William Gibson wrote Neuromancer on a typing machine, kickstarting the cyberpunk genre as we know it and imagining how computers and virtual reality would actually work decades later. Years after, he claimed to have been disappointed by the real thing, probably because he played this game and found out how some people imagined virtual reality as a good place to play incest with your sister.

So, Baldr Sky, one of the most legendary visual novels, teased for years and arrived on the English scene just last december. This game is all in all massive, it takes over a hundred hours to even complete the main story and the scope of the game shoots to achieve the matrix-levels of thought-provoking insights on virtual reality and the role of men in a world of rising AIs. Sounds terrific on paper, but the plot is at best very cool and poignant and at worst (and more commonly) barely serviceable. Despite beginning in medias res in a futuristic battlefield where mecha pilots are gutting unmanned wardrones, which is how most of the game will play out, the average time spent on the story of Baldr Sky will deal with teenagers and young adults going around, talking about sci-fi jargon and interesting concept but without much charisma to deliver a compelling narrative. Tens of hours of explanations grow tiring in a story which is also riddled with repetitions, stereotypical dialogues made by stereotypical characters, and where many sections just drag on and on, seemingly forever.

I get the sentiment that long flashbacks segments and info-dumping were needed to create a connection with the cast and understanding the core concepts, I really do, it’s fundamental to feel invested in the emotional climaxes and to appreciate the thematic answers at the end of each route. Yet, was it really necessary to stretch the story over so much with so many plodding bits? As an ulterior testament to how mind-numbingly slow this is, despite its length and scope Baldr Sky only has around twenty recurring characters, and not even all of them receive an in-depth arc or development to fully understand their personality or motivations. Almost all of the villains for example have their share of reasoning behind, but that doesn’t make them less repetitive and annoying when they are mostly just the same stereotypically evil caricatures (fat greedy rapists, arrogant violent psychos, narcissistic monomaniacal churchmen, etc.) in every route, furthermore never providing a satisfying counterbalance to the obvious ‘good’ of the main characters.

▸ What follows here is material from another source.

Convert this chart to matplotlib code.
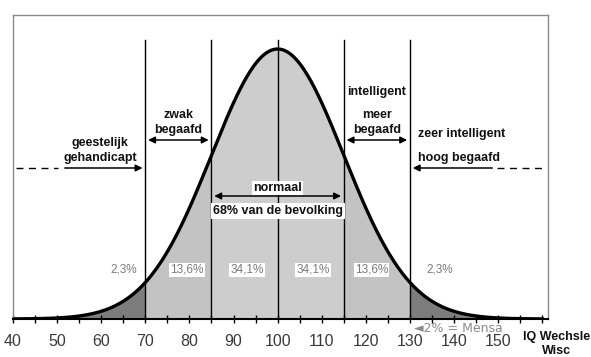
import numpy as np
import matplotlib
matplotlib.use("Agg")
import matplotlib.pyplot as plt

# ---- data ----
mean_iq = 100
sd_iq = 15
boundaries = [70, 85, 100, 115, 130]
tick_values = [40, 50, 60, 70, 80, 90, 100, 110, 120, 130, 140, 150]
pct_labels = ["2,3%", "13,6%", "34,1%", "34,1%", "13,6%", "2,3%"]
pct_x = [65, 79.5, 93, 108, 121.3, 136.8]
pct_boxed = [False, True, True, True, True, False]

PEAK = 270.0  # height of curve peak in axis units

fig = plt.figure(figsize=(5.91, 3.57), dpi=100)
W, H = 591, 357
ax = fig.add_axes([13 / W, (H - 319) / H, (548 - 13) / W, (319 - 15) / H])
ax.set_xlim(40, 161.3)
ax.set_ylim(0, 304)

x = np.linspace(40, 160, 800)
y = PEAK * np.exp(-(x - mean_iq) ** 2 / (2 * sd_iq ** 2))

def band(a, b, color):
    m = (x >= a) & (x <= b)
    ax.fill_between(x[m], 0, y[m], color=color, lw=0, zorder=1)

band(40, 70, "#7d7d7d")
band(70, 85, "#c3c3c3")
band(85, 115, "#cdcdcd")
band(115, 130, "#c3c3c3")
band(130, 160, "#7d7d7d")

ax.plot(x, y, color="black", lw=2.4, zorder=4)

for b in boundaries:
    ax.plot([b, b], [0, 279], color="black", lw=1, zorder=3)

# spines
for s in ["left", "top", "right"]:
    ax.spines[s].set_color("#8a8a8a")
    ax.spines[s].set_linewidth(1)
ax.spines["bottom"].set_color("black")
ax.spines["bottom"].set_linewidth(1.5)
ax.set_yticks([])
ax.set_xticks(np.arange(40, 161, 5), minor=True)
ax.set_xticks(tick_values)
ax.set_xticklabels([str(v) for v in tick_values], fontsize=11.5,
                   family="Liberation Sans", color="#3a3a3a")
ax.tick_params(axis="x", which="both", direction="inout", length=6,
               width=1, color="black", pad=8)

# percent labels
for xv, lab, boxed in zip(pct_x, pct_labels, pct_boxed):
    kw = dict(ha="center", va="center", fontsize=8.5, color="#7a7a7a",
              family="Liberation Sans", zorder=6)
    if boxed:
        kw["bbox"] = dict(boxstyle="square,pad=0.1", fc="white", ec="none")
    ax.text(xv, 49, lab, **kw)

def px2iq(px):
    return (px - 13) / 4.41 + 40

def py(ypx):
    return 319 - ypx

bold = dict(fontsize=9, fontweight="bold", family="Liberation Sans",
            color="#111111", zorder=7)
arrow = dict(arrowstyle="-|>", color="black", lw=1.1, mutation_scale=10)
darrow = dict(arrowstyle="<|-|>", color="black", lw=1.1, mutation_scale=10)

# geestelijk gehandicapt
ax.text(px2iq(100), py(143), "geestelijk", ha="center", va="center", **bold)
ax.text(px2iq(100), py(158), "gehandicapt", ha="center", va="center", **bold)
ax.plot([px2iq(16), px2iq(58)], [py(168)] * 2, color="black", lw=1,
        ls=(0, (5, 4)))
ax.annotate("", xy=(70, py(168)), xytext=(px2iq(62), py(168)),
            arrowprops=arrow, zorder=7)

# zwak begaafd
ax.text(77.5, py(115), "zwak", ha="center", va="center", **bold)
ax.text(77.5, py(130), "begaafd", ha="center", va="center", **bold)
ax.annotate("", xy=(85, py(140)), xytext=(70, py(140)), arrowprops=darrow)

# normaal
ax.text(100, py(188), "normaal", ha="center", va="center",
        bbox=dict(boxstyle="square,pad=0.1", fc="white", ec="none"), **bold)
ax.annotate("", xy=(115, py(196)), xytext=(85, py(196)), arrowprops=darrow,
            zorder=6)
ax.text(100, py(211), "68% van de bevolking", ha="center", va="center",
        bbox=dict(boxstyle="square,pad=0.15", fc="white", ec="none"), **bold)

# intelligent / meer begaafd
ax.text(122.5, py(92), "intelligent", ha="center", va="center", **bold)
ax.text(122.5, py(115), "meer", ha="center", va="center", **bold)
ax.text(122.5, py(130), "begaafd", ha="center", va="center", **bold)
ax.annotate("", xy=(130, py(140)), xytext=(115, py(140)), arrowprops=darrow)

# zeer intelligent / hoog begaafd
ax.text(px2iq(418), py(134), "zeer intelligent", ha="left", va="center", **bold)
ax.text(px2iq(418), py(158), "hoog begaafd", ha="left", va="center", **bold)
ax.annotate("", xy=(130, py(168)), xytext=(px2iq(495), py(168)),
            arrowprops=arrow, zorder=7)
ax.plot([px2iq(497), px2iq(545)], [py(168)] * 2, color="black", lw=1,
        ls=(0, (5, 4)))

# Mensa
ax.text(px2iq(414), -10, "\u25c42% = Mensa", ha="left", va="center",
        fontsize=9, color="#8a8a8a", family="DejaVu Sans", clip_on=False)

# axis title
fig.text(557 / W, (H - 337) / H, "IQ Wechsle", ha="center", va="center",
         fontsize=9, fontweight="bold", family="Liberation Sans", color="#111111")
fig.text(557 / W, (H - 351) / H, "Wisc", ha="center", va="center",
         fontsize=9, fontweight="bold", family="Liberation Sans", color="#111111")

fig.savefig("out.png", dpi=100)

A huge portion of the game isn’t limited by its story restrictions, thankfully, sometimes actions calls in and the gameplay starts. The gameplay is the meat of the game, and it’s worth the entry price: structured as an isometric beat ‘em up, Baldr Sky offers a wide arrange of progressively unlocking weapons (for a grand total of just about 130 different weapons), which can be developed and chained in combos for massive style and damage. The weapons cover every possible playstyle, from long to short range, bullet vs explosive weapons, light vs heavy, slash vs smash, there are tons of finisher and other stuff to try out, but the game doesn’t want the player to just choose a category and roll with it. A long-range stagger can be combined with a dash move to close the gap and then immediately go to an air launch, followed by a high kick, a sword stun, heavy smash, a drop and close with an explosive punch. This is just one possible combination, not even a full one, out of thousands viable approaches to dispatch single enemies or crowd control hordes. It looks like a very retro take on modern action games on the vein of devil may cry, or bayonetta, and the adrenaline rushes are just as strong. There are videos out there showing people one-shotting the final boss in a single, two-minutes long combo on the hardest difficulty and it is just pure video games aesthetic.

Of course, it doesn’t always work perfectly. One major complaint regards how chains and weapons can be decided only before every fighting sections and never be changed midway until it’s over and story resumes. Meaning that if the players poorly planned a combo, either they have to start all over again (which can mean even half or a full hour of gameplay) or stick with it and hope there isn’t a boss encounter. This can happen quite often because, and here’s the other great issue, before every section the player is given a simulation where to choose weapons and try them out, yet a combo working ten times in a row in a simulation can still fail during the actual combat or on actual enemies, for some reasons. Moreover, same as for the story, many battle sessions just last far too long: for example, closing almost every major route there is a gigantic rush of enemies that kills the pacing and makes the final boss seems a beath of fresh air after so much repetition, rather than the climax one should be expecting.

Art style and sound design are competent, the characters likability requires having some degree of appreciation for anime and the likes, even in the voice department which is pretty good regardless but riddled with typical onomatopoeic clichés. The soundtrack is a banger while the mech designs, despite being small sprites, are very varied and a pleasure to look at.

All in all, Baldr Sky is a hard one to recommend, it is certainly worth if one felt invested in anime on a similar vein of fullmetal alchemist, attack on titan or code geass, but it also presents many of the limits of the genre. The gameplay may seem tiring at first to someone just interested in the story, but it grows on the player, and it is also one of the rare cases where the normal to hard difficulties are recommended to fully experience the investment throughout the highpoints of the story. If one can afford the tens of hours needed to reach even a single ending, the tens more needed to form a somewhat complete understanding of the story’s stakes, and can digest standard anime-tier writing, this game can prove to be absolutely amazing.